Triple succès pour la France

7/4/1947

Belle journée que la veille de Pâques à la Conférence de Moscou, puisqu'elle représente un triple succès français.

Les Quatre avaient à leur ordre du jour la question des administrations centrales allemandes que l'on doit créer dans le domaine des finances, des industries, des transports et communications, du ravitaillement et de l'agriculture pour assister le Conseil Interallié de Contrôle.

Malgré l'accord de principe sur la création de ces administrations centrales que la France avait donné depuis longtemps, on nous avait parfois accusé de bloquer leur création. Nous tenions simplement à trois conditions :

1° que ces administrations en soient pas en situation d'imposer, en quelque sorte, leur arbitrage au Conseil de Contrôle ;

2° qu'elles ne préjugent pas, par leur composition, le statut politique futur de l'Allemagne ;

3° qu'elles n'aient pas autorité en Sarre, et que leur institution ne signifie pas un abandon de nos thèses sur la Ruhr et la Rhénanie.

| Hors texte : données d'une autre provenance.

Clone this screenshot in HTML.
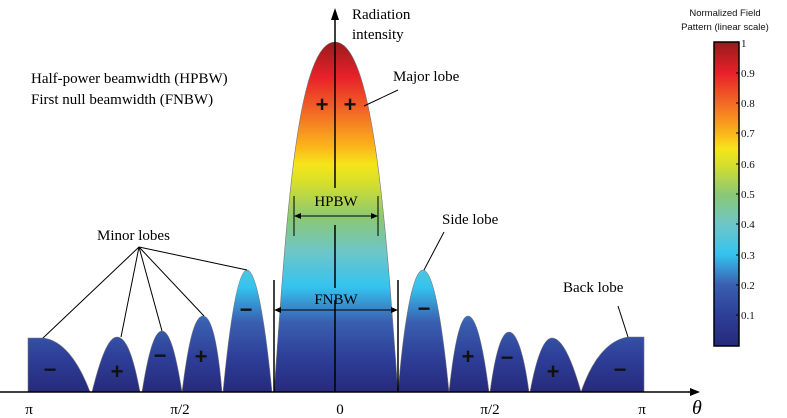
<!DOCTYPE html>
<html><head><meta charset="utf-8"><style>
body{margin:0;background:#fff;}
svg{display:block;font-family:"Liberation Serif",serif;}
</style></head><body>
<svg width="787" height="418" viewBox="0 0 787 418" xmlns="http://www.w3.org/2000/svg">
<defs>
<linearGradient id="g" gradientUnits="userSpaceOnUse" x1="0" y1="392" x2="0" y2="42">
<stop offset="0" stop-color="#262a7a"/>
<stop offset="0.1" stop-color="#2e3f99"/>
<stop offset="0.2" stop-color="#3a5fb0"/>
<stop offset="0.3" stop-color="#34c3ef"/>
<stop offset="0.4" stop-color="#6dc6c8"/>
<stop offset="0.5" stop-color="#8cc873"/>
<stop offset="0.6" stop-color="#d7e02a"/>
<stop offset="0.65" stop-color="#f6e51a"/>
<stop offset="0.7" stop-color="#fbb61a"/>
<stop offset="0.8" stop-color="#f26a25"/>
<stop offset="0.9" stop-color="#e8212a"/>
<stop offset="1" stop-color="#9a1a1d"/>
</linearGradient>
<linearGradient id="cb" gradientUnits="userSpaceOnUse" x1="0" y1="345" x2="0" y2="43">
<stop offset="0" stop-color="#262a7a"/>
<stop offset="0.1" stop-color="#2e3f99"/>
<stop offset="0.2" stop-color="#3a5fb0"/>
<stop offset="0.3" stop-color="#34c3ef"/>
<stop offset="0.4" stop-color="#6dc6c8"/>
<stop offset="0.5" stop-color="#8cc873"/>
<stop offset="0.6" stop-color="#d7e02a"/>
<stop offset="0.65" stop-color="#f6e51a"/>
<stop offset="0.7" stop-color="#fbb61a"/>
<stop offset="0.8" stop-color="#f26a25"/>
<stop offset="0.9" stop-color="#e8212a"/>
<stop offset="1" stop-color="#9a1a1d"/>
</linearGradient>
</defs>
<g fill="url(#g)" stroke="#777" stroke-width="0.6">
<path d="M28,392 L28,338 L43,338 C62,340 78,360 90,392 Z"/>
<path d="M92,392 C100,360 108,337 117,337 C127,337 134,360 140,392 Z"/>
<path d="M142,392 C148,355 154,331 162,331 C170,331 176,355 182,392 Z"/>
<path d="M182,392 C188,345 194,316 203,316 C212,316 218,345 222,392 Z"/>
<path d="M223,392 C230,320 238,270 247,270 C256,270 265,320 272,392 Z"/>
<path d="M274,392 C286,230 296,42 335,42 C374,42 386,230 398,392 Z"/>
<path d="M398,392 C404,320 413,270 423,270 C433,270 442,320 449,392 Z"/>
<path d="M449,392 C454,345 460,316 468,316 C476,316 483,345 489,392 Z"/>
<path d="M490,392 C495,355 501,332 509,332 C517,332 524,355 529,392 Z"/>
<path d="M530,392 C536,360 543,338 552,338 C562,338 572,360 581,392 Z"/>
<path d="M581,392 C592,360 608,340 628,337 L644,337 L644,392 Z"/>
</g>
<g stroke="#000" fill="none" stroke-width="1.5">
<line x1="0" y1="392" x2="694" y2="392"/>
<line x1="335" y1="392" x2="335" y2="300"/>
<line x1="335" y1="288" x2="335" y2="225"/>
<line x1="335" y1="188" x2="335" y2="16"/>
<line x1="274" y1="280" x2="274" y2="392"/>
<line x1="398" y1="280" x2="398" y2="392"/>
<line x1="278" y1="310" x2="394" y2="310" stroke-width="1"/>
<line x1="294" y1="196" x2="294" y2="236" stroke-width="1"/>
<line x1="378" y1="196" x2="378" y2="236" stroke-width="1"/>
<line x1="298" y1="216" x2="374" y2="216" stroke-width="1"/>
</g>
<g fill="#000">
<polygon points="700,392 690,388 690,396"/>
<polygon points="335,8 331,20 339,20"/>
<polygon points="274,310 281,307 281,313"/>
<polygon points="398,310 391,307 391,313"/>
<polygon points="294,216 301,213 301,219"/>
<polygon points="378,216 371,213 371,219"/>
</g>
<g stroke="#000" stroke-width="1" fill="none">
<line x1="139" y1="247" x2="43" y2="338"/>
<line x1="139" y1="247" x2="121" y2="337"/>
<line x1="139" y1="247" x2="162" y2="331"/>
<line x1="139" y1="247" x2="204" y2="316"/>
<line x1="139" y1="247" x2="247" y2="270"/>
<line x1="444" y1="232" x2="424" y2="270"/>
<line x1="618" y1="306" x2="628" y2="337"/>
<line x1="398" y1="90" x2="364" y2="106"/>
</g>
<g font-size="15" fill="#000">
<text x="352" y="19">Radiation</text>
<text x="352" y="39">intensity</text>
<text x="31" y="83">Half-power beamwidth (HPBW)</text>
<text x="31" y="104">First null beamwidth (FNBW)</text>
<text x="393" y="81">Major lobe</text>
<text x="97" y="240">Minor lobes</text>
<text x="442" y="224">Side lobe</text>
<text x="563" y="292">Back lobe</text>
<text x="336" y="206" text-anchor="middle">HPBW</text>
<text x="336" y="304" text-anchor="middle">FNBW</text>
<text x="29" y="414" text-anchor="middle">π</text>
<text x="180" y="414" text-anchor="middle">π/2</text>
<text x="340" y="414" text-anchor="middle">0</text>
<text x="490" y="414" text-anchor="middle">π/2</text>
<text x="642" y="414" text-anchor="middle">π</text>
<text x="692" y="414" font-size="20" font-style="italic">θ</text>
</g>
<g font-family="Liberation Sans,sans-serif" font-size="22" font-weight="bold" fill="#111" text-anchor="middle">
<text x="322" y="112">+</text><text x="350" y="112">+</text>
<text x="50" y="377">−</text><text x="117" y="379">+</text><text x="160" y="363">−</text>
<text x="201" y="364">+</text><text x="246" y="317">−</text>
<text x="424" y="316">−</text><text x="468" y="364">+</text><text x="507" y="365">−</text>
<text x="553" y="379">+</text><text x="620" y="377">−</text>
</g>
<g font-family="Liberation Sans,sans-serif" font-size="9.5" fill="#111" text-anchor="middle">
<text x="725" y="16">Normalized Field</text>
<text x="725" y="30">Pattern (linear scale)</text>
</g>
<rect x="714" y="42" width="25" height="304" fill="url(#cb)" stroke="#000" stroke-width="1.5"/>
<g stroke="#000" stroke-width="1">
<line x1="736" y1="73" x2="739" y2="73"/><line x1="736" y1="103" x2="739" y2="103"/>
<line x1="736" y1="133" x2="739" y2="133"/><line x1="736" y1="164" x2="739" y2="164"/>
<line x1="736" y1="194" x2="739" y2="194"/><line x1="736" y1="224" x2="739" y2="224"/>
<line x1="736" y1="255" x2="739" y2="255"/><line x1="736" y1="285" x2="739" y2="285"/>
<line x1="736" y1="315" x2="739" y2="315"/>
</g>
<g font-size="11" fill="#111">
<text x="741" y="47">1</text><text x="741" y="77">0.9</text><text x="741" y="107">0.8</text>
<text x="741" y="137">0.7</text><text x="741" y="168">0.6</text><text x="741" y="198">0.5</text>
<text x="741" y="228">0.4</text><text x="741" y="259">0.3</text><text x="741" y="289">0.2</text>
<text x="741" y="319">0.1</text>
</g>
</svg>
</body></html>
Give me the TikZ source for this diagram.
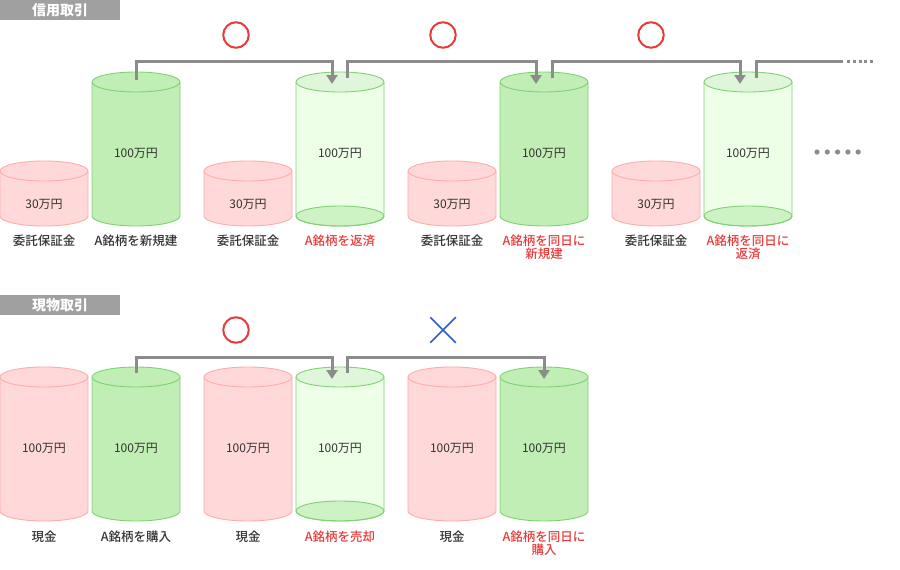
\documentclass[tikz,border=0pt]{standalone}
\usepackage{fontspec}
\setmainfont{Noto Sans CJK JP}
\newfontfamily\medium{Noto Sans CJK JP Medium}
\usepackage{tikz}
\usetikzlibrary{arrows.meta, calc, shapes.misc}

\definecolor{linegray}{HTML}{8C8C8C}
\definecolor{bargray}{HTML}{A0A0A0}
\definecolor{pinkfill}{HTML}{FFD9D9}
\definecolor{pinkline}{HTML}{FFABAB}
\definecolor{greenfill}{HTML}{C0EEB4}
\definecolor{greenline}{HTML}{7FD174}
\definecolor{palefill}{HTML}{EEFFE8}
\definecolor{palelid}{HTML}{E0F6DA}
\definecolor{palebase}{HTML}{CDF3C4}
\definecolor{alertred}{HTML}{E83A3A}
\definecolor{ngblue}{HTML}{2B5BD8}
\definecolor{textgray}{HTML}{333333}

\tikzset{
  pink body/.style={fill=pinkfill},
  pink base/.style={},
  pink edge/.style={draw=pinkline},
  pink lid/.style={fill=pinkfill, draw=pinkline},
  green body/.style={fill=greenfill},
  green base/.style={},
  green edge/.style={draw=greenline},
  green lid/.style={fill=greenfill, draw=greenline},
  pale body/.style={fill=palefill},
  pale base/.style={fill=palebase, draw=greenline},
  pale edge/.style={draw=greenline},
  pale lid/.style={fill=palelid, draw=greenline},
  bar/.style={rectangle, fill=bargray, minimum width=120pt, minimum height=20pt, inner sep=0pt, text=white, font=\fontsize{14}{16}\selectfont\bfseries},
  amount/.style={inner sep=0pt, text=textgray, font=\fontsize{12}{14}\selectfont},
  label/.style={inner sep=0pt, anchor=north, align=center, text=textgray, font=\fontsize{12.5}{13}\selectfont\medium},
  alert/.style={label, text=alertred},
  okmark/.style={circle, draw=alertred, line width=2pt, minimum size=25.5pt, inner sep=0pt},
  ngmark/.style={cross out, draw=ngblue, line width=1.5pt, minimum size=24pt, inner sep=0pt},
  rail/.style={draw=linegray, line width=3pt},
  arrow/.style={rail, -{Triangle[width=11pt, length=9pt]}},
}

% #1 name, #2 x, #3 top y, #4 bottom y, #5 kind
\newcommand{\drum}[5]{%
  \fill[#5 body] (#2-44,#3) -- (#2-44,#4) arc[start angle=180, end angle=360, x radius=44pt, y radius=10pt] -- (#2+44,#3) -- cycle;
  \path[#5 base, line width=0.9pt] (#2,#4) ellipse[x radius=44pt, y radius=10pt];
  \draw[#5 edge, line width=0.9pt] (#2-44,#3) -- (#2-44,#4) arc[start angle=180, end angle=360, x radius=44pt, y radius=10pt] -- (#2+44,#3);
  \path[#5 lid, line width=0.9pt] (#2,#3) ellipse[x radius=44pt, y radius=10pt];
  \coordinate (#1) at (#2,#3);
}

\begin{document}
\begin{tikzpicture}[x=1pt, y=-1pt]
  \useasboundingbox (0,0) rectangle (900,570);

  % 信用取引
  \node[bar] (credit) at (60,10) {信用取引};

  \drum{p1}{44}{171}{216}{pink}
  \drum{g1}{136}{82}{216}{green}
  \drum{p2}{248}{171}{216}{pink}
  \drum{g2}{340}{82}{216}{pale}
  \drum{p3}{452}{171}{216}{pink}
  \drum{g3}{544}{82}{216}{green}
  \drum{p4}{656}{171}{216}{pink}
  \drum{g4}{748}{82}{216}{pale}

  \node[amount] (m1) at (44,204) {30万円};
  \node[amount] (n1) at (136,153) {100万円};
  \node[amount] (m2) at (248,204) {30万円};
  \node[amount] (n2) at (340,153) {100万円};
  \node[amount] (m3) at (452,204) {30万円};
  \node[amount] (n3) at (544,153) {100万円};
  \node[amount] (m4) at (656,204) {30万円};
  \node[amount] (n4) at (748,153) {100万円};

  \node[label] (l1) at (44,234.5) {委託保証金};
  \node[label] (k1) at (136,234.5) {A銘柄を新規建};
  \node[label] (l2) at (248,234.5) {委託保証金};
  \node[alert] (k2) at (340,234.5) {A銘柄を返済};
  \node[label] (l3) at (452,234.5) {委託保証金};
  \node[alert] (k3) at (544,234.5) {A銘柄を同日に\\新規建};
  \node[label] (l4) at (656,234.5) {委託保証金};
  \node[alert] (k4) at (748,234.5) {A銘柄を同日に\\返済};

  \node[okmark] (ok1) at (236,35) {};
  \node[okmark] (ok2) at (443,35) {};
  \node[okmark] (ok3) at (651,35) {};

  \coordinate (railend) at (843,61);
  \coordinate (railmore) at (873,61);

  \draw[arrow] ($(g1)+(0,-2)$) -- ($(g1)+(0,-21)$) -| ($(g2)+(-8,2)$);
  \draw[arrow] ($(g2)+(7,-4)$) -- ($(g2)+(7,-21)$) -| ($(g3)+(-8,2)$);
  \draw[arrow] ($(g3)+(8,-4)$) -- ($(g3)+(8,-21)$) -| ($(g4)+(-8,2)$);
  \draw[rail] ($(g4)+(8,-4)$) -- ($(g4)+(8,-21)$) -- (railend);
  \draw[rail, dash pattern=on 3pt off 2.8pt] ($(railend)+(4,0)$) -- (railmore);

  \foreach \i in {0,...,4}
    \fill[linegray] (817+10.3*\i,152) circle[radius=2.6pt];

  % 現物取引
  \node[bar] (cash) at (60,305) {現物取引};

  \drum{q1}{44}{377}{511}{pink}
  \drum{b1}{136}{377}{511}{green}
  \drum{q2}{248}{377}{511}{pink}
  \drum{b2}{340}{377}{511}{pale}
  \drum{q3}{452}{377}{511}{pink}
  \drum{b3}{544}{377}{511}{green}

  \node[amount] (r1) at (44,448) {100万円};
  \node[amount] (s1) at (136,448) {100万円};
  \node[amount] (r2) at (248,448) {100万円};
  \node[amount] (s2) at (340,448) {100万円};
  \node[amount] (r3) at (452,448) {100万円};
  \node[amount] (s3) at (544,448) {100万円};

  \node[label] (c1) at (44,530.5) {現金};
  \node[label] (d1) at (136,530.5) {A銘柄を購入};
  \node[label] (c2) at (248,530.5) {現金};
  \node[alert] (d2) at (340,530.5) {A銘柄を売却};
  \node[label] (c3) at (452,530.5) {現金};
  \node[alert] (d3) at (544,530.5) {A銘柄を同日に\\購入};

  \node[okmark] (ok4) at (236,330) {};
  \node[ngmark] (ng1) at (443,330) {};

  \draw[arrow] ($(b1)+(0,-4)$) -- ($(b1)+(0,-20)$) -| ($(b2)+(-8,2)$);
  \draw[arrow] ($(b2)+(7,-4)$) -- ($(b2)+(7,-20)$) -| ($(b3)+(0,2)$);
\end{tikzpicture}
\end{document}
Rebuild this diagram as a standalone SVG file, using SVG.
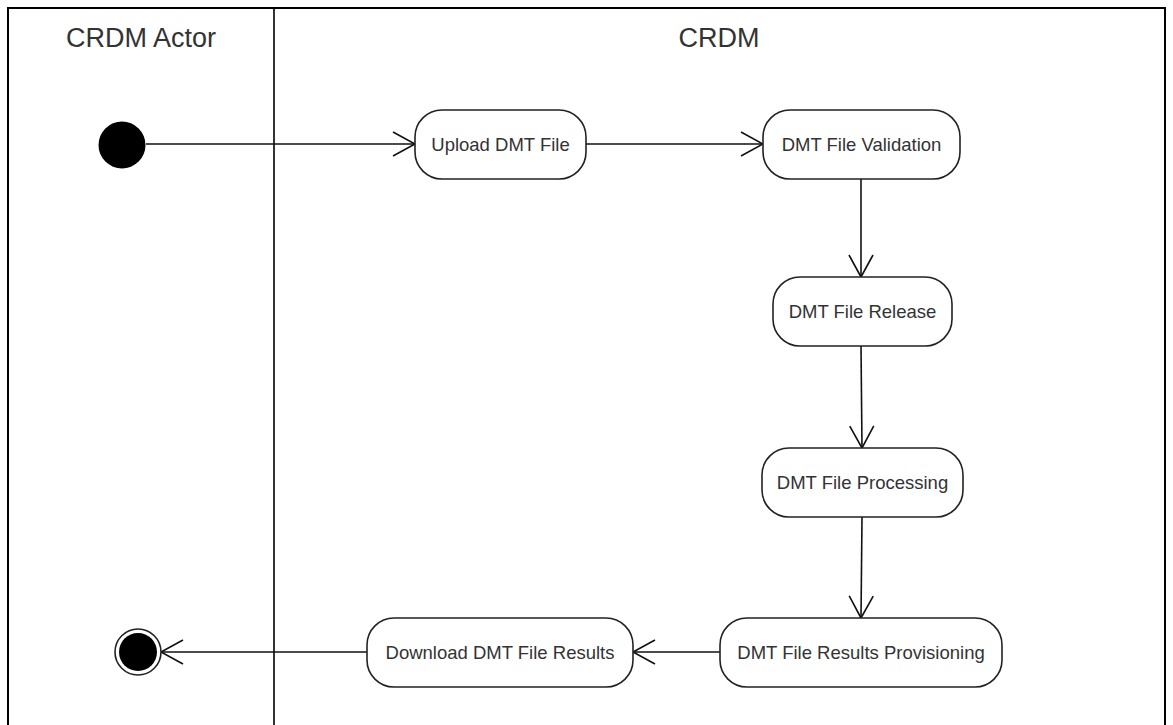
<svg xmlns="http://www.w3.org/2000/svg" width="1173" height="725" viewBox="0 0 1173 725">
  <style>
    .frame { fill: none; stroke: #000; stroke-width: 2; }
    .lane { stroke: #000; stroke-width: 1.6; }
    .hdr { font-family: "Liberation Sans", Arial, sans-serif; font-size: 27px; fill: #333; text-anchor: middle; }
    .act rect { fill: #fff; stroke: #222; stroke-width: 1.6; }
    .act text { font-family: "Liberation Sans", Arial, sans-serif; font-size: 18.5px; fill: #333; text-anchor: middle; }
    .conn path { fill: none; stroke: #111; stroke-width: 1.6; marker-end: url(#arr); }
  </style>
  <defs>
    <marker id="arr" markerUnits="userSpaceOnUse" viewBox="-26 -15 30 30" refX="0" refY="0" markerWidth="30" markerHeight="30" orient="auto">
      <path d="M-22,-12 L0,0 L-22,12" fill="none" stroke="#111" stroke-width="1.6"/>
    </marker>
  </defs>
  <rect width="1173" height="725" fill="#fff"/>
  <g id="swimlanes">
    <rect class="frame" x="8" y="8" width="1157" height="740"/>
    <line class="lane" x1="274" y1="8" x2="274" y2="725"/>
    <text class="hdr" x="141" y="47">CRDM Actor</text>
    <text class="hdr" x="719" y="47">CRDM</text>
  </g>
  <g id="connectors" class="conn">
    <path d="M146,144 L415,144"/>
    <path d="M586,144 L763,144"/>
    <path d="M861,179 L861,277"/>
    <path d="M861,346 L862,448"/>
    <path d="M862,517 L861,618"/>
    <path d="M720,652 L633,652"/>
    <path d="M367,652 L161,652"/>
  </g>
  <g id="start">
    <circle cx="122" cy="145" r="23.5" fill="#000"/>
  </g>
  <g id="upload" class="act">
    <rect x="415" y="110" width="171" height="69" rx="27" ry="27"/>
    <text x="500.5" y="151">Upload DMT File</text>
  </g>
  <g id="validation" class="act">
    <rect x="763" y="110" width="197" height="69" rx="27" ry="27"/>
    <text x="861.5" y="151">DMT File Validation</text>
  </g>
  <g id="release" class="act">
    <rect x="773" y="277" width="179" height="69" rx="27" ry="27"/>
    <text x="862.5" y="318">DMT File Release</text>
  </g>
  <g id="processing" class="act">
    <rect x="762" y="448" width="201" height="69" rx="27" ry="27"/>
    <text x="862.5" y="489">DMT File Processing</text>
  </g>
  <g id="provisioning" class="act">
    <rect x="720" y="618" width="282" height="69" rx="27" ry="27"/>
    <text x="861" y="659">DMT File Results Provisioning</text>
  </g>
  <g id="download" class="act">
    <rect x="367" y="618" width="266" height="69" rx="27" ry="27"/>
    <text x="500" y="659">Download DMT File Results</text>
  </g>
  <g id="end">
    <circle cx="138" cy="652" r="23" fill="#fff" stroke="#222" stroke-width="1.6"/>
    <circle cx="138" cy="652" r="19" fill="#000"/>
  </g>
</svg>
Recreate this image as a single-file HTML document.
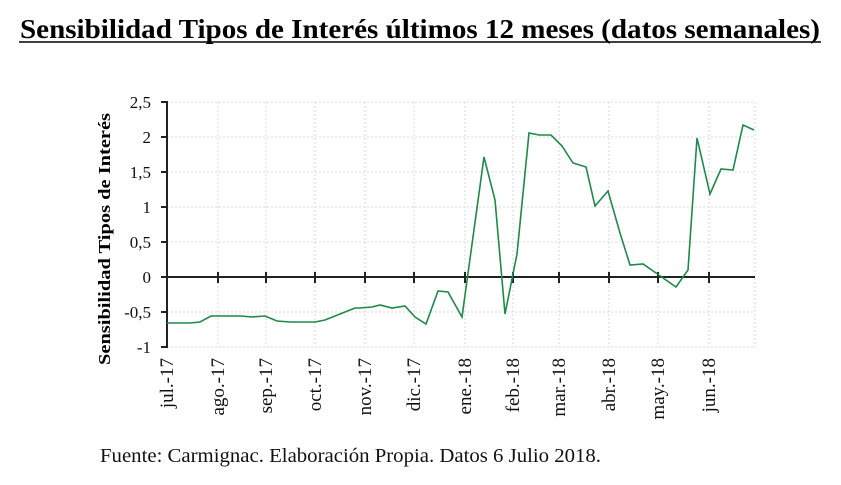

Notre volonté de ne pas bloquer cette création, nous l'avons montrée en leur présentant des projets successifs jusqu'à ce que nous en trouvions un qui, tout en nous assurant ces trois garanties nécessaires, soit susceptible d'obtenir l'agrément de nos alliés. Cette persévérance est récompensée.

En effet, c'est en fin de compte un projet français qui permettra la création des ces administrations centrales que certains esprits peu bienveillants nous accusent d'empêcher.

Les Quatre sont tombés d'accord sur la rédaction même des deux premiers paragraphes du texte proposé par M. Georges Bidault. Ces deux paragraphes limitent nettement la compétence des administrations centrales allemandes.

Second point de satisfaction. Anglais et Américains ont admis que celles-ci n'aient pas une forme unitaire qui empêchent dans l'avenir une organisation fédérative de l'Allemagne. C'est de la part de nos alliés anglo-saxons une concession, car leurs propres projets ne nous donnaient pas cette garantie. Quant à M. Molotov, il a demandé à réfléchir.

Enfin, Anglais et Américains ont expressément admis que ces administrations centrales n'aient pas autorité en Sarre. Pour la Ruhr et la Rhénanie, ils acceptent que figure, comme une réserve émise par la France, le fait que la création de ces institutions ne préjuge pas le régime futur de ces deux régions.

En ce qui concerne la Sarre, M. Molotov n'a pas non plus donné son accord. Veut-il garder entière la question de la Sarre, comme un pion de réserve sur son échiquier ?

Tel est vraiment le point central de cette journée dont l'atmosphère fut excellente. On sentait un véritable effort pour trouver une formule d'entente. Sans doute, la même condition suspensive persiste-t-elle toujours : aucun de ces accords n'aura de valeur effective tant qu'on ne se sera pas entendu sur la grande trilogie, - réparations, unité économique, niveau industriel. Mais la journée n'en a pas moins marqué un rebondissement de la Conférence.